Let $b':=[G':H'],b:=[G:H]$.
$b < b' < \infty$
$b' < b < \infty$
$b<\infty=b'$
$b'<\infty=b$
$b = b' < \infty$
For 1 and 3, I can derive a contradiction: Let $G$ be partitioned $$G=\bigcup_{i=1}^{n}z_iH \implies G' = \varphi(G) = \bigcup_{i=1}^{n}\varphi(z_iH) = \bigcup_{i=1}^{n}\varphi(z_i)H' \implies b'=b<\infty$$
For 2 and 4, I am stuck: Let $G'$ be partitioned $$G'=\bigcup_{j=1}^{m}w_jH' \implies G = \varphi^{-1}(G') = \bigcup_{j=1}^{m}\varphi^{-1}(w_jH') = \bigcup_{j=1}^{m}\varphi^{-1}(w_j)H$$
where
$$\varphi^{-1}(w_j)H := \{u_jh \mid \varphi(u_j)=w_j, h \in H\}$$
I don't know how to derive cosets from this since $\varphi$ is not assumed to be injective, a $\varphi^{-1}(w_j)$ might be infinite, and I don't even know if $$\bigcup_{j=1}^{m}\varphi^{-1}(w_jH') = \bigcup_{j=1}^{m}\varphi^{-1}(w_j)H$$ I proved $\supseteq$, but I think $\subseteq$ is not true if not injective.

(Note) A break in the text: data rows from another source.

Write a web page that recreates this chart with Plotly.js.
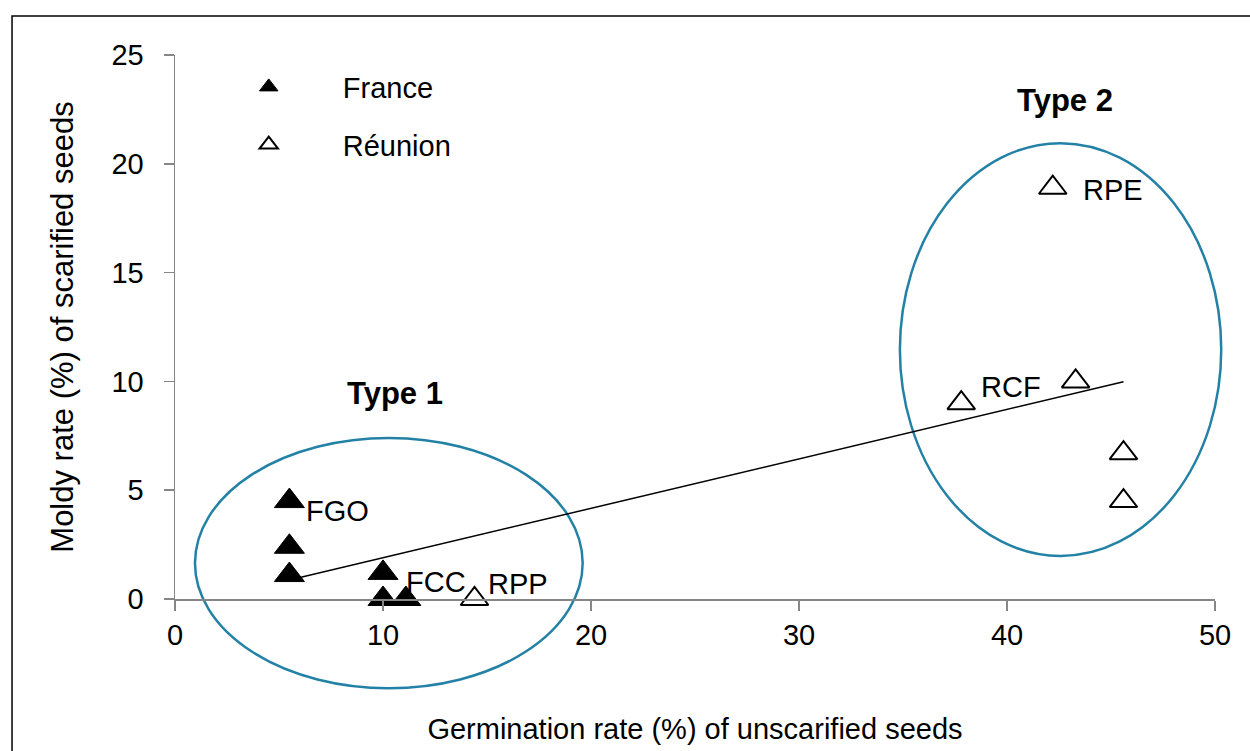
<!DOCTYPE html>
<html>
<head>
<meta charset="utf-8">
<script src="https://cdn.plot.ly/plotly-3.0.1.min.js"></script>
<style>html,body{margin:0;padding:0;background:#fff;}#chart{width:1250px;height:751px;}</style>
</head>
<body>
<div id="chart"></div>
<script>
// ---- data ----
const franceX = [5.5, 5.5, 5.5, 10, 10, 11.1];
const franceY = [4.5, 2.4, 1.1, 1.2, 0, 0];
const franceLabels = ['FGO', '', '', 'FCC', '', ''];

const reunionX = [14.4, 42.2, 37.8, 43.3, 45.6, 45.6];
const reunionY = [0, 18.9, 9.0, 10.0, 6.7, 4.5];
const reunionLabels = ['RPP', 'RPE', 'RCF', '', '', ''];

const seriesNames = ['France', 'Réunion'];
const groupNames = ['Type 1', 'Type 2'];
// group ellipses in data units: [xmin, xmax, ymin, ymax]
const groupEllipseX = [[0.96, 19.6], [34.85, 50.3]];
const groupEllipseY = [[-4.1, 7.4], [1.98, 20.95]];
const groupTitleX = [10.6, 42.8];
const groupTitleY = [9.45, 22.9];

const xTitle = 'Germination rate (%) of unscarified seeds';
const yTitle = 'Moldy rate (%) of scarified seeds';
const xRange = [0, 50];
const yRange = [0, 25];

// ---- styles ----
const FONT = 'Liberation Sans, Arial, sans-serif';
const FS = 29;
const ellipseColor = '#2381a6';
const axisColor = '#868686';
// label offsets in px (style only)
const labelShift = {
  FGO: [15, -10], FCC: [21, -9], RPP: [11, 15], RPE: [28, -2], RCF: [18, 16]
};

// ---- linear trend through all points ----
const allX = franceX.concat(reunionX);
const allY = franceY.concat(reunionY);
const n = allX.length;
const mx = allX.reduce((a, b) => a + b, 0) / n;
const my = allY.reduce((a, b) => a + b, 0) / n;
let sxy = 0, sxx = 0;
for (let i = 0; i < n; i++) { sxy += (allX[i] - mx) * (allY[i] - my); sxx += (allX[i] - mx) ** 2; }
const slope = sxy / sxx;
const icpt = my - slope * mx;
const tx = [Math.min(...allX), Math.max(...allX)];
const ty = tx.map(v => icpt + slope * v);

const traces = [
  {
    x: tx, y: ty, mode: 'lines', showlegend: false, hoverinfo: 'skip',
    line: {color: '#000', width: 1.5}
  },
  {
    x: franceX, y: franceY, mode: 'markers', name: seriesNames[0], legendgroup: 'a',
    marker: {symbol: 'triangle-up', size: 26, color: '#000', line: {color: '#000', width: 1}},
    cliponaxis: false
  },
  {
    x: reunionX, y: reunionY, mode: 'markers', name: seriesNames[1], legendgroup: 'b',
    marker: {symbol: 'triangle-up-open', size: 24, color: '#000', line: {color: '#000', width: 2}},
    cliponaxis: false
  }
];

const annotations = [];
function addLabels(xs, ys, labs) {
  for (let i = 0; i < xs.length; i++) {
    if (!labs[i]) continue;
    const s = labelShift[labs[i]] || [15, 0];
    annotations.push({
      x: xs[i], y: ys[i], xref: 'x', yref: 'y', text: labs[i], showarrow: false,
      xanchor: 'left', yanchor: 'middle', xshift: s[0], yshift: s[1],
      font: {family: FONT, size: FS, color: '#000'}
    });
  }
}
addLabels(franceX, franceY, franceLabels);
addLabels(reunionX, reunionY, reunionLabels);
for (let g = 0; g < groupNames.length; g++) {
  annotations.push({
    x: groupTitleX[g], y: groupTitleY[g], xref: 'x', yref: 'y', text: '<b>' + groupNames[g] + '</b>',
    showarrow: false, xanchor: 'center', yanchor: 'middle',
    font: {family: FONT, size: 31, color: '#000'}
  });
}

const fx = v => (v - xRange[0]) / (xRange[1] - xRange[0]);
const fy = v => (v - yRange[0]) / (yRange[1] - yRange[0]);
const shapes = [];
for (let g = 0; g < groupNames.length; g++) {
  shapes.push({
    type: 'circle', xref: 'x domain', yref: 'y domain', layer: 'below',
    x0: fx(groupEllipseX[g][0]), x1: fx(groupEllipseX[g][1]),
    y0: fy(groupEllipseY[g][0]), y1: fy(groupEllipseY[g][1]),
    line: {color: ellipseColor, width: 2.5}
  });
}
// outer frame
shapes.push({
  type: 'rect', xref: 'paper', yref: 'paper', x0: -0.1567, x1: 1.1, y0: -0.4, y1: 1.0717,
  line: {color: '#000', width: 1.5}, fillcolor: 'rgba(0,0,0,0)'
});

const layout = {
  width: 1250, height: 751,
  margin: {l: 175, r: 35, t: 55, b: 152},
  paper_bgcolor: '#fff', plot_bgcolor: '#fff',
  font: {family: FONT, size: FS, color: '#000'},
  showlegend: true,
  legend: {
    x: 0.019, y: 0.988, xanchor: 'left', yanchor: 'top',
    font: {family: FONT, size: FS, color: '#000'},
    bgcolor: 'rgba(0,0,0,0)', traceorder: 'grouped', tracegroupgap: 17,
    itemwidth: 138
  },
  xaxis: {
    range: xRange, tickvals: [0, 10, 20, 30, 40, 50], showgrid: false, zeroline: false,
    showline: true, linecolor: axisColor, linewidth: 1.5,
    ticks: 'outside', ticklen: 10, tickwidth: 1.5, tickcolor: axisColor,
    tickfont: {family: FONT, size: FS, color: '#000'},
    title: {text: xTitle, font: {family: FONT, size: FS, color: '#000'}, standoff: 68},
    automargin: false, fixedrange: true
  },
  yaxis: {
    range: yRange, tickvals: [0, 5, 10, 15, 20, 25], showgrid: false, zeroline: false,
    showline: true, linecolor: axisColor, linewidth: 1.5,
    ticks: 'outside', ticklen: 10, tickwidth: 1.5, tickcolor: axisColor,
    tickfont: {family: FONT, size: FS, color: '#000'},
    ticklabelstandoff: 14,
    title: {text: yTitle, font: {family: FONT, size: 31, color: '#000'}, standoff: 28},
    automargin: false, fixedrange: true
  },
  shapes: shapes,
  annotations: annotations
};

Plotly.newPlot('chart', traces, layout, {displayModeBar: false, staticPlot: true});
</script>
</body>
</html>
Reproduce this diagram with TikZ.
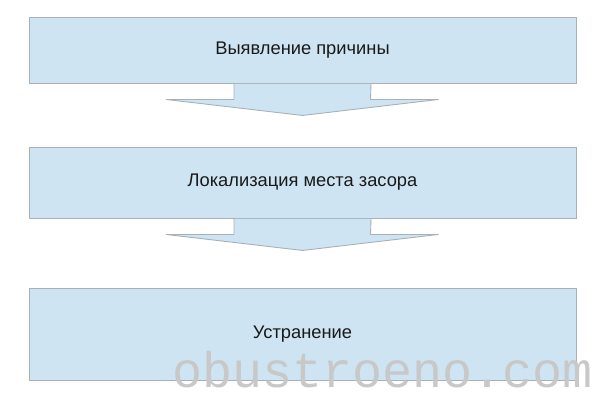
\documentclass[tikz,border=0pt]{standalone}
\usepackage{fontspec}
\setmainfont{Liberation Sans}
\newfontfamily\markfont{Liberation Mono}
\usetikzlibrary{calc}
\definecolor{boxblue}{RGB}{207,228,243}
\definecolor{boxline}{RGB}{168,176,184}
\definecolor{marktext}{RGB}{200,200,200}
\tikzset{stage/.style={draw=boxline, fill=boxblue, line width=0.9pt, minimum width=547pt, inner sep=0pt, text=black!90, font=\fontsize{18.3pt}{21pt}\selectfont}}
\newcommand{\stagebox}[4]{\node[stage, minimum height=#3] (#1) at (302.5, #2) {#4};}
\newcommand{\blockarrow}[1]{ \draw[draw=boxline, fill=boxblue, line width=0.9pt] ($(#1.south)+(-68.5,0.5)$) -- ++(0,15.5) -- ++(-68,0) -- ($(#1.south)+(0,32)$) -- ($(#1.south)+(136,16)$) -- ++(-68,0) -- ($(#1.south)+(68.5,0.5)$);}

\begin{document}
\begin{tikzpicture}[x=1pt, y=-1pt]
\useasboundingbox (0,0) rectangle (600,400);
% stage boxes
\stagebox{cause}{50}{66pt}{Выявление причины}
\stagebox{place}{182.5}{71pt}{Локализация места засора}
\stagebox{fix}{334}{92pt}{Устранение}
% arrows between stages
\blockarrow{cause}
\blockarrow{place}
% watermark
\node[anchor=base west, inner sep=0pt, text=marktext, font=\markfont\fontsize{50pt}{50pt}\selectfont] (mark) at (172,387) {obustroeno.com};
\end{tikzpicture}
\end{document}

Finally, I did not use disjointedness in the partitioning. That could be helpful.
First, note that $H$ is a subgroup of $G$ that contains $K:=\ker(\varphi)$. Therefore, $H/K$ is a subgroup of the factor group $G/K$. Define $$f:(G/H)\to \big((G/K)\big/(H/K)\big)\text{ by setting }f(gH):=g(H/K)\text{ for every }g\in G\,.$$ Show that this is a well defined function (and in fact, it is a homomorphism of left $G$-sets). Furthermore, verify that $f$ is bijective.

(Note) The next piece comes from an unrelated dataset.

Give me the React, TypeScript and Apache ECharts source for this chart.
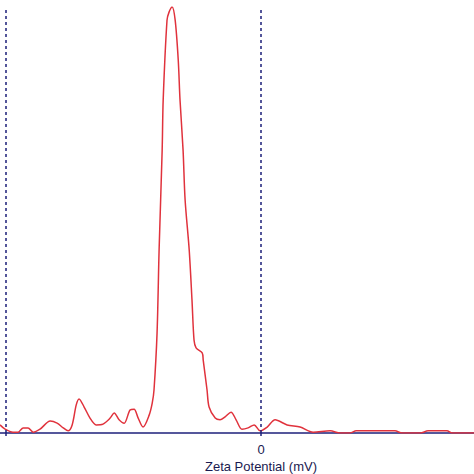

Now, the surjective map $\varphi:G\to G'$ induces a function $\Phi:\big((G/K)\big/(H/K)\big)\to (G'/H')$ via $$\Phi\big(g(H/K)\big):=\varphi(g)\,H'\text{ for each }g\in G\,.$$ (This is again an isomorphism of left $G$-sets, if we equip $G'$ with the left $G$-action from $\varphi$, namely, $g\cdot g':=\varphi(g)\,g'$ for every $g\in G$ and $g'\in G'$.) The definition of $\Phi$ is inspired the group isomorphism $\phi:(G/K)\to G'$ induced by $\varphi$, which is given by $\phi(gK):=\varphi(g)$ for every $g\in G$.
Consequently, $\psi:=\Phi\circ f:(G/H)\to (G'/H')$ is simply the bijective function $$\psi(gH)=\varphi(g)\,H'\text{ for all }g\in G\,,\tag{*}$$ which is also an isomorphism of left $G$-sets. This shows that $$[G:H]=|G/H|=|G'/H'|=[G':H']\,,$$ which is also equal to $\big[(G/K):(H/K)\big]=\big|(G/K)\big/(H/K)\big|$.
P.S.: You can directly define $\psi$ using (*) and show that it is a bijective function, without defining $f$ and $\Phi$. In this way, you don't need to deal with factor groups $G/K$ and $H/K$. However, I think that understanding the correspondence of $G/H$ or $G'/H'$ with $(G/K)\big/(H/K)$ gives you a new perspective.